No coaches. This really is an enterprise built around players. Each team will be assigned one of four “facilitators,” who are non-players with some coaching experience. But it’s entirely up to each captain how much input, if any, the facilitator has on lineups or strategy. Captains can also designate a teammate to make such decisions during part or all of a game. 

Where can I watch?

This is where it gets tricky for any fledging league in a saturated sports market. After splitting games between ESPN (most through the ESPN+ streaming platform) and CBS Sports Network in its first season, Athletes Unlimited shifts to a combination that still includes CBS but replaces ESPN with Fox Sports, Fox Deportes, Yahoo and Facebook. 

CBS gets what amounts to the game of the week, the game between the teams drafted by the players with the top point performances the previous week, as well as the final game of the season and all its championship ramifications. 

Fox will broadcast 15 games between FS1 and FS2 (Fox Deportes will also show those games in Spanish, although some may be tape delayed, according to a league release). 

The league will stream the remaining eight games on Youtube and Facebook. 

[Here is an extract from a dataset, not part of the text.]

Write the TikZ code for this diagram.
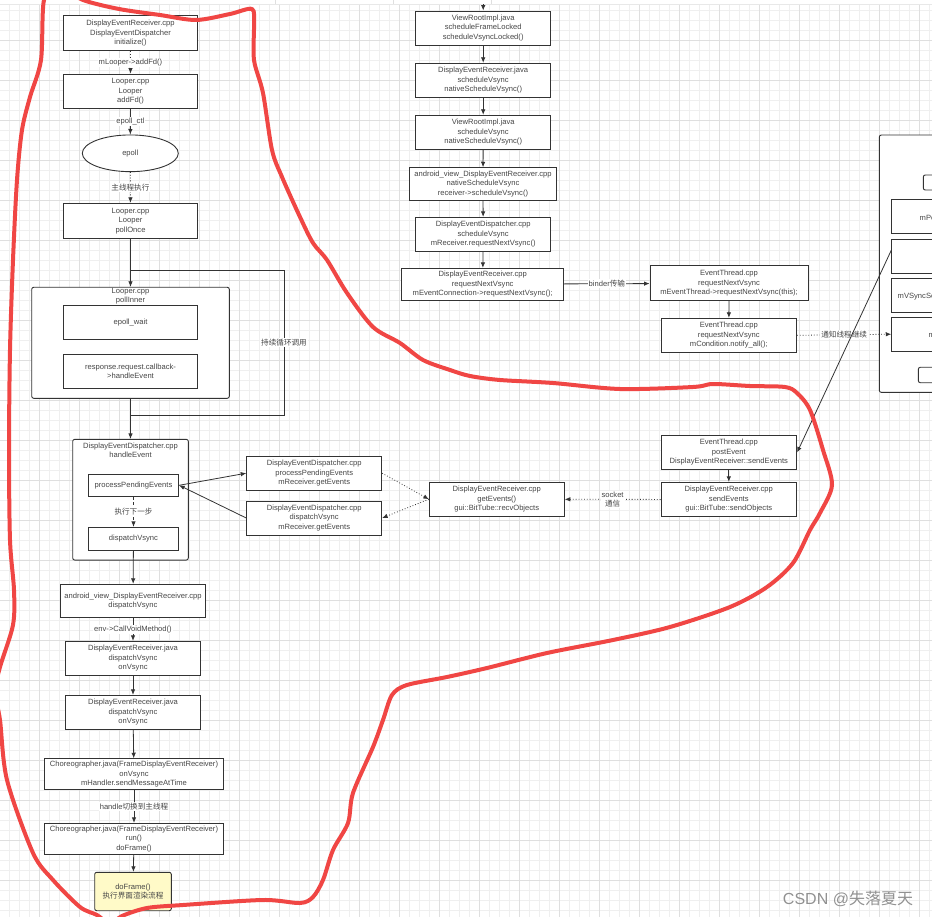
\documentclass[tikz,border=0pt]{standalone}
\usepackage{fontspec}
\setmainfont{Liberation Sans}
\newfontfamily\cjk{Noto Sans CJK SC}
\usetikzlibrary{shapes.geometric,arrows.meta}
\definecolor{boxline}{RGB}{51,51,51}
\definecolor{boxtext}{RGB}{70,70,70}
\definecolor{gridminor}{RGB}{239,239,239}
\definecolor{gridmajor}{RGB}{223,223,223}
\definecolor{redmark}{RGB}{240,70,68}
\definecolor{notefill}{RGB}{255,250,200}
\definecolor{watermark}{RGB}{145,145,145}
\tikzstyle{box}=[rectangle, draw=boxline, line width=.9pt, fill=white, align=center, inner sep=0pt, minimum height=34pt, text=boxtext, font=\fontsize{7.6}{9.5}\selectfont]
\tikzstyle{group}=[box, rounded corners=2pt]
\tikzstyle{flow}=[-{Latex[length=5.5pt,width=4.5pt]}, line width=.8pt, color=boxline]
\tikzstyle{lbl}=[fill=white, inner sep=1pt, text=boxtext, align=center, font=\fontsize{7.6}{9.5}\selectfont]
\begin{document}
\begin{tikzpicture}[x=1pt,y=-1pt]
  \useasboundingbox (0,0) rectangle (932,917);
  \clip (0,0) rectangle (932,917);

  %% Grid paper
  \fill[white] (0,0) rectangle (932,917);
  \foreach \x in {-0.7,9.3,...,935} \draw[gridminor,line width=.8pt] (\x,5) -- (\x,917);
  \foreach \y in {10,20,...,915} \draw[gridminor,line width=.8pt] (0,\y) -- (932,\y);
  \foreach \x in {39.3,79.3,...,935} \draw[gridmajor,line width=.8pt] (\x,5) -- (\x,917);
  \foreach \y in {40,80,...,915} \draw[gridmajor,line width=.8pt] (0,\y) -- (932,\y);
  \draw[gridmajor!80!black!30,line width=.8pt] (0,4.5) -- (932,4.5);
  \foreach \x in {275,393,491} \draw[gridmajor,line width=.8pt] (\x,0) -- (\x,4.5);

  %% Main thread column
  \draw (130.5,33.3) node[box, minimum width=134.4, minimum height=34.7] (L1) {DisplayEventReceiver.cpp\\DisplayEventDispatcher\\initialize()};
  \draw (130.5,91.2) node[box, minimum width=134.4, minimum height=34.3] (L2) {Looper.cpp\\Looper\\addFd()};
  \draw (130.3,153.3) node[box, ellipse, minimum width=96, minimum height=36.7] (L3) {epoll};
  \draw (130.5,220.8) node[box, minimum width=134.4, minimum height=35] (L4) {Looper.cpp\\Looper\\pollOnce};

  \draw (130.5,342.8) node[group, minimum width=197.6, minimum height=111] (G1) {};
  \draw (130.5,287.8) node[lbl, fill=none, inner sep=0pt, anchor=north] (G1t) {Looper.cpp\\pollInner};
  \draw (130.5,322.5) node[box, minimum width=134.4, minimum height=33.6] (G11) {epoll\_wait};
  \draw (130.5,371.3) node[box, minimum width=134.4, minimum height=34] (G12) {response.request.callback-\\>handleEvent};

  \draw (130.5,499.7) node[group, minimum width=115.6, minimum height=120.7] (G2) {};
  \draw (130.5,442.3) node[lbl, fill=none, inner sep=0pt, anchor=north] (G2t) {DisplayEventDispatcher.cpp\\handleEvent};
  \draw (133.5,485.3) node[box, minimum width=90.4, minimum height=22.7] (G21) {processPendingEvents};
  \draw (133.5,539) node[box, minimum width=90.4, minimum height=23.4] (G22) {dispatchVsync};

  \draw (133,600.8) node[box, minimum width=145.4, minimum height=33] (L5) {android\_view\_DisplayEventReceiver.cpp\\dispatchVsync};
  \draw (133,658.5) node[box, minimum width=135.4, minimum height=34.4] (L6) {DisplayEventReceiver.java\\dispatchVsync\\onVsync};
  \draw (133,712.5) node[box, minimum width=135.4, minimum height=34.4] (L7) {DisplayEventReceiver.java\\dispatchVsync\\onVsync};
  \draw (134,774.2) node[box, minimum width=179.4, minimum height=31] (L8) {Choreographer.java(FrameDisplayEventReceiver)\\onVsync\\mHandler.sendMessageAtTime};
  \draw (134,839) node[box, minimum width=179.4, minimum height=31.4] (L9) {Choreographer.java(FrameDisplayEventReceiver)\\run()\\doFrame()};
  \draw (133,891.5) node[box, rounded corners=2pt, fill=notefill, minimum width=76.6, minimum height=38.4] (L10) {doFrame()\\{\cjk 执行界面渲染流程}};

  %% Request column
  \coordinate (M0) at (483.2,4.5);
  \draw (483.2,28) node[box, minimum width=135] (M1) {ViewRootImpl.java\\scheduleFrameLocked\\scheduleVsyncLocked()};
  \draw (483.2,80.3) node[box, minimum width=135] (M2) {DisplayEventReceiver.java\\scheduleVsync\\nativeScheduleVsync()};
  \draw (483.2,132.3) node[box, minimum width=135] (M3) {ViewRootImpl.java\\scheduleVsync\\nativeScheduleVsync()};
  \draw (483,184) node[box, minimum width=147.4, minimum height=32.6] (M4) {android\_view\_DisplayEventReceiver.cpp\\nativeScheduleVsync\\receiver->scheduleVsync()};
  \draw (483.2,234.2) node[box, minimum width=135, minimum height=33.7] (M5) {DisplayEventDispatcher.cpp\\scheduleVsync\\mReceiver.requestNextVsync()};
  \draw (482.7,284.2) node[box, minimum width=162, minimum height=31.7] (M6) {DisplayEventReceiver.cpp\\requestNextVsync\\mEventConnection->requestNextVsync();};

  %% Receive side
  \draw (314.2,473.2) node[box, minimum width=135, minimum height=34.3] (S1) {DisplayEventDispatcher.cpp\\processPendingEvents\\mReceiver.getEvents};
  \draw (314.2,518) node[box, minimum width=135] (S2) {DisplayEventDispatcher.cpp\\dispatchVsync\\mReceiver.getEvents};
  \draw (496.8,499.2) node[box, minimum width=135, minimum height=33.7] (S3) {DisplayEventReceiver.cpp\\getEvents()\\gui::BitTube::recvObjects};

  %% EventThread
  \draw (729,283.3) node[box, minimum width=158, minimum height=34.7] (T1) {EventThread.cpp\\requestNextVsync\\mEventThread->requestNextVsync(this);};
  \draw (728.8,335.3) node[box, minimum width=135.7] (T2) {EventThread.cpp\\requestNextVsync\\mCondition.notify\_all();};
  \draw (728.8,452.5) node[box, minimum width=135.7, minimum height=34.4] (T3) {EventThread.cpp\\postEvent\\DisplayEventReceiver::sendEvents};
  \draw (728.8,499.5) node[box, minimum width=135.7, minimum height=34.4] (T4) {DisplayEventReceiver.cpp\\sendEvents\\gui::BitTube::sendObjects};

  %% Thread loop panel (cut at the edge)
  \draw (960,263.7) node[group, minimum width=161.4, minimum height=257.3] (R0) {};
  \draw (975,182.5) node[group, minimum width=103.4, minimum height=15] (R1) {};
  \draw (960,216.2) node[box, minimum width=136.6, minimum height=34.3] (R2) {};
  \draw (960,256.3) node[box, minimum width=136.6, minimum height=34] (R3) {};
  \draw (960,295.5) node[box, minimum width=136.6, minimum height=34.4] (R4) {};
  \draw (960,334.2) node[box, minimum width=136.6, minimum height=33.7] (R5) {};
  \draw (975,375) node[group, minimum width=113.4, minimum height=15.4] (R6) {};
  \draw (919.5,217.5) node[lbl, fill=none, inner sep=0pt, anchor=west] {mPo};
  \draw (897.5,296.5) node[lbl, fill=none, inner sep=0pt, anchor=west] {mVSyncSc};
  \draw (928.5,335) node[lbl, fill=none, inner sep=0pt, anchor=west] {m};

  %% Main thread flow
  \draw[flow, dotted] (L1) -- node[lbl]{mLooper->addFd()} (L2);
  \draw[flow] (L2) -- node[lbl]{epoll\_ctl} (L3);
  \draw[flow, dotted] (L3) -- node[lbl]{{\cjk 主线程执行}} (L4);
  \draw[flow] (L4) -- (G1);
  \coordinate (P1) at (130.5,270);
  \coordinate (P2) at (130.5,415);
  \coordinate (P3) at (284,415);
  \coordinate (P4) at (284,270);
  \draw[line width=.8pt, color=boxline] (P2) -- (P3) -- node[lbl]{{\cjk 持续循环调用}} (P4) -- (P1);
  \draw[flow] (G1) -- (G2);
  \draw[flow, densely dashed] (G21) -- node[lbl]{{\cjk 执行下一步}} (G22);
  \draw[flow] (G22) -- (L5);
  \draw[flow] (L5) -- node[lbl]{env->CallVoidMethod()} (L6);
  \draw[flow] (L6) -- (L7);
  \draw[flow] (L7) -- (L8);
  \draw[flow] (L8) -- node[lbl]{handle{\cjk 切换到主线程}} (L9);
  \draw[flow] (L9) -- (L10);

  \draw[flow] (G21.east) -- (S1.west);
  \draw[flow] (S2.west) -- (G21.east);
  \draw[flow, dotted] (S1.east) -- (S3.west);
  \draw[flow, dotted] (S3.west) -- (S2.east);

  %% Request flow
  \draw[flow] (M0) -- (M1);
  \draw[flow] (M1) -- (M2);
  \draw[flow] (M2) -- (M3);
  \draw[flow] (M3) -- (M4);
  \draw[flow] (M4) -- (M5);
  \draw[flow] (M5) -- (M6);
  \draw[flow] (M6) -- node[lbl]{binder{\cjk 传输}} (T1);
  \draw[flow] (T1) -- (T2);
  \draw[flow, dotted] (T2.east) -- node[lbl]{{\cjk 通知线程继续}} (R5.west);
  \draw[flow] ([yshift=6pt]R3.west) -- (T3.east);
  \draw[flow] (T3) -- (T4);
  \draw[flow, dotted] (T4) -- node[lbl]{socket\\{\cjk 通信}} (S3);

  %% Hand drawn mark
  \draw[redmark, line width=4pt, line cap=round, line join=round] plot[smooth cycle, tension=0.5] coordinates {
    (83,0) (119,9) (160,15) (196,20) (230,14) (252,9) (254,25) (254,60) (263,93) (272,150) (282,177)
    (300,217) (313,243) (327,260) (347,293) (373,327) (400,343) (423,360) (450,370) (470,376)
    (500,380) (553,383) (620,389) (693,387) (713,384) (750,386) (785,387) (797,393) (810,410)
    (823,450) (832,485) (820,513) (810,530) (793,563) (767,587) (730,607) (670,627) (613,640)
    (547,653) (487,668) (447,677) (407,685) (392,695) (383,720) (373,747) (353,793) (348,823)
    (333,850) (323,880) (313,897) (300,903) (263,900) (183,905) (147,908) (122,916) (110,924)
    (97,915) (80,907) (53,880) (33,853) (7,780) (0,720) (-5,692) (0,667) (13,625) (14,590)
    (10,540) (9,450) (10,350) (13,260) (17,180) (22,130) (30,97) (41,60) (44,0) (58,-14)};

  %% Watermark
  \draw (848,899) node[text=watermark, inner sep=0pt, font=\fontsize{16}{18}\selectfont] (W) {CSDN @{\cjk 失落夏天}};
\end{tikzpicture}
\end{document}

In a vacuum that’s not bad. Every game will still be available, with more available via traditional non-streaming means. And it’s not as if ESPN went out of its way to promote the league across its platforms. The concern for an entity still trying to build loyalty is whether or not people put in the effort to find the games if they have to look in different places each year and each week. 

Still, the positive takeaway is there are 30 high-quality softball games available to watch.